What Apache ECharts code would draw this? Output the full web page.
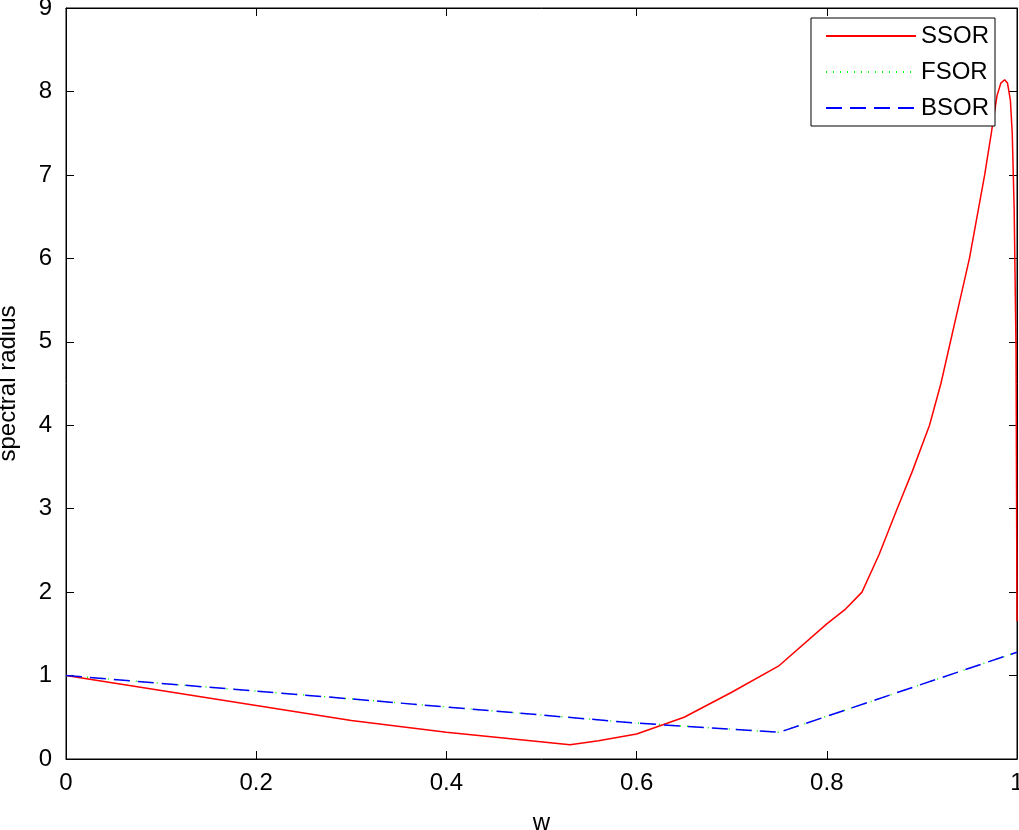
<!DOCTYPE html>
<html>
<head>
<meta charset="utf-8">
<script src="https://cdn.jsdelivr.net/npm/echarts@6/dist/echarts.min.js"></script>
</head>
<body style="margin:0">
<div id="main" style="width:1019px;height:830px;"></div>
<script>
var ssorW = [0, 0.1, 0.2, 0.3, 0.4, 0.53, 0.56, 0.6, 0.65, 0.7, 0.75, 0.8, 0.82, 0.837, 0.855, 0.874, 0.89, 0.908, 0.92, 0.93, 0.94, 0.95, 0.958, 0.966, 0.973, 0.979, 0.983, 0.987, 0.99, 0.993, 0.995, 0.997, 0.999, 1.0];
var ssorV = [1, 0.82, 0.64, 0.46, 0.32, 0.17, 0.22, 0.3, 0.5, 0.8, 1.12, 1.62, 1.8, 2.0, 2.45, 3.0, 3.45, 4.0, 4.5, 5.0, 5.5, 6.0, 6.5, 7.0, 7.5, 7.95, 8.1, 8.14, 8.1, 7.9, 7.5, 6.6, 4.9, 1.65];
var fsorW = [0, 0.3, 0.6, 0.75, 1.0];
var fsorV = [1, 0.72, 0.43, 0.32, 1.28];

function pairs(w, v) { return w.map(function (x, i) { return [x, v[i]]; }); }

var chart = echarts.init(document.getElementById('main'));
var axisCommon = {
    show: true,
    axisLine: { show: true, onZero: false, lineStyle: { color: '#000' } },
    axisTick: { show: true, inside: true, length: 8, lineStyle: { color: '#000' } },
    splitLine: { show: false }
};
chart.setOption({
    animation: false,
    textStyle: { fontFamily: 'Liberation Sans' },
    grid: { left: 66, right: 2, top: 8, bottom: 71, outerBoundsMode: 'none', containLabel: false,
            show: true, borderColor: '#000', borderWidth: 1 },
    legend: {
        right: 24, top: 18, orient: 'vertical',
        data: ['SSOR', 'FSOR', 'BSOR'],
        itemWidth: 90, itemGap: 12,
        itemStyle: { opacity: 0 },
        borderColor: '#000', borderWidth: 1, backgroundColor: '#fff', borderRadius: 0,
        padding: [6, 6, 6, 14],
        textStyle: { fontSize: 24, color: '#000' }
    },
    xAxis: [
        Object.assign({ type: 'value', min: 0, max: 1, interval: 0.2, name: 'w', nameLocation: 'middle', nameGap: 52,
            nameTextStyle: { fontSize: 24, color: '#000' },
            axisLabel: { fontSize: 24, color: '#000', margin: 12 } }, axisCommon),
        Object.assign({ type: 'value', min: 0, max: 1, interval: 0.2, position: 'top', axisLabel: { show: false } }, axisCommon)
    ],
    yAxis: [
        Object.assign({ type: 'value', min: 0, max: 9, interval: 1, name: 'spectral radius', nameLocation: 'middle', nameGap: 46,
            nameTextStyle: { fontSize: 24, color: '#000' },
            axisLabel: { fontSize: 24, color: '#000', margin: 14 } }, axisCommon),
        Object.assign({ type: 'value', min: 0, max: 9, interval: 1, position: 'right', axisLabel: { show: false } }, axisCommon)
    ],
    series: [
        { name: 'SSOR', type: 'line', smooth: false, symbol: 'none', data: pairs(ssorW, ssorV),
          lineStyle: { color: '#ff0000', width: 1.5 }, itemStyle: { color: '#ff0000' } },
        { name: 'FSOR', type: 'line', symbol: 'none', data: pairs(fsorW, fsorV),
          lineStyle: { color: '#00ff00', width: 1.5, type: [1, 6] }, itemStyle: { color: '#00ff00' } },
        { name: 'BSOR', type: 'line', symbol: 'none', data: pairs(fsorW, fsorV),
          lineStyle: { color: '#0000ff', width: 1.5, type: [16, 8] }, itemStyle: { color: '#0000ff' } },
        { type: 'line', xAxisIndex: 1, yAxisIndex: 1, data: [], silent: true }
    ]
});
</script>
</body>
</html>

WHAT THE TASK ASKS —
Quote the material in full and exactly; do not carry over its pictures.

EXERCISE RESPONSE —
What Apache ECharts code would draw this? Output the full web page.
<!DOCTYPE html>
<html>
<head>
<meta charset="utf-8">
<script src="https://cdn.jsdelivr.net/npm/echarts@6/dist/echarts.min.js"></script>
</head>
<body style="margin:0">
<div id="main" style="width:1019px;height:830px;"></div>
<script>
var ssorW = [0, 0.1, 0.2, 0.3, 0.4, 0.53, 0.56, 0.6, 0.65, 0.7, 0.75, 0.8, 0.82, 0.837, 0.855, 0.874, 0.89, 0.908, 0.92, 0.93, 0.94, 0.95, 0.958, 0.966, 0.973, 0.979, 0.983, 0.987, 0.99, 0.993, 0.995, 0.997, 0.999, 1.0];
var ssorV = [1, 0.82, 0.64, 0.46, 0.32, 0.17, 0.22, 0.3, 0.5, 0.8, 1.12, 1.62, 1.8, 2.0, 2.45, 3.0, 3.45, 4.0, 4.5, 5.0, 5.5, 6.0, 6.5, 7.0, 7.5, 7.95, 8.1, 8.14, 8.1, 7.9, 7.5, 6.6, 4.9, 1.65];
var fsorW = [0, 0.3, 0.6, 0.75, 1.0];
var fsorV = [1, 0.72, 0.43, 0.32, 1.28];

function pairs(w, v) { return w.map(function (x, i) { return [x, v[i]]; }); }

var chart = echarts.init(document.getElementById('main'));
var axisCommon = {
    show: true,
    axisLine: { show: true, onZero: false, lineStyle: { color: '#000' } },
    axisTick: { show: true, inside: true, length: 8, lineStyle: { color: '#000' } },
    splitLine: { show: false }
};
chart.setOption({
    animation: false,
    textStyle: { fontFamily: 'Liberation Sans' },
    grid: { left: 66, right: 2, top: 8, bottom: 71, outerBoundsMode: 'none', containLabel: false,
            show: true, borderColor: '#000', borderWidth: 1 },
    legend: {
        right: 24, top: 18, orient: 'vertical',
        data: ['SSOR', 'FSOR', 'BSOR'],
        itemWidth: 90, itemGap: 12,
        itemStyle: { opacity: 0 },
        borderColor: '#000', borderWidth: 1, backgroundColor: '#fff', borderRadius: 0,
        padding: [6, 6, 6, 14],
        textStyle: { fontSize: 24, color: '#000' }
    },
    xAxis: [
        Object.assign({ type: 'value', min: 0, max: 1, interval: 0.2, name: 'w', nameLocation: 'middle', nameGap: 52,
            nameTextStyle: { fontSize: 24, color: '#000' },
            axisLabel: { fontSize: 24, color: '#000', margin: 12 } }, axisCommon),
        Object.assign({ type: 'value', min: 0, max: 1, interval: 0.2, position: 'top', axisLabel: { show: false } }, axisCommon)
    ],
    yAxis: [
        Object.assign({ type: 'value', min: 0, max: 9, interval: 1, name: 'spectral radius', nameLocation: 'middle', nameGap: 46,
            nameTextStyle: { fontSize: 24, color: '#000' },
            axisLabel: { fontSize: 24, color: '#000', margin: 14 } }, axisCommon),
        Object.assign({ type: 'value', min: 0, max: 9, interval: 1, position: 'right', axisLabel: { show: false } }, axisCommon)
    ],
    series: [
        { name: 'SSOR', type: 'line', smooth: false, symbol: 'none', data: pairs(ssorW, ssorV),
          lineStyle: { color: '#ff0000', width: 1.5 }, itemStyle: { color: '#ff0000' } },
        { name: 'FSOR', type: 'line', symbol: 'none', data: pairs(fsorW, fsorV),
          lineStyle: { color: '#00ff00', width: 1.5, type: [1, 6] }, itemStyle: { color: '#00ff00' } },
        { name: 'BSOR', type: 'line', symbol: 'none', data: pairs(fsorW, fsorV),
          lineStyle: { color: '#0000ff', width: 1.5, type: [16, 8] }, itemStyle: { color: '#0000ff' } },
        { type: 'line', xAxisIndex: 1, yAxisIndex: 1, data: [], silent: true }
    ]
});
</script>
</body>
</html>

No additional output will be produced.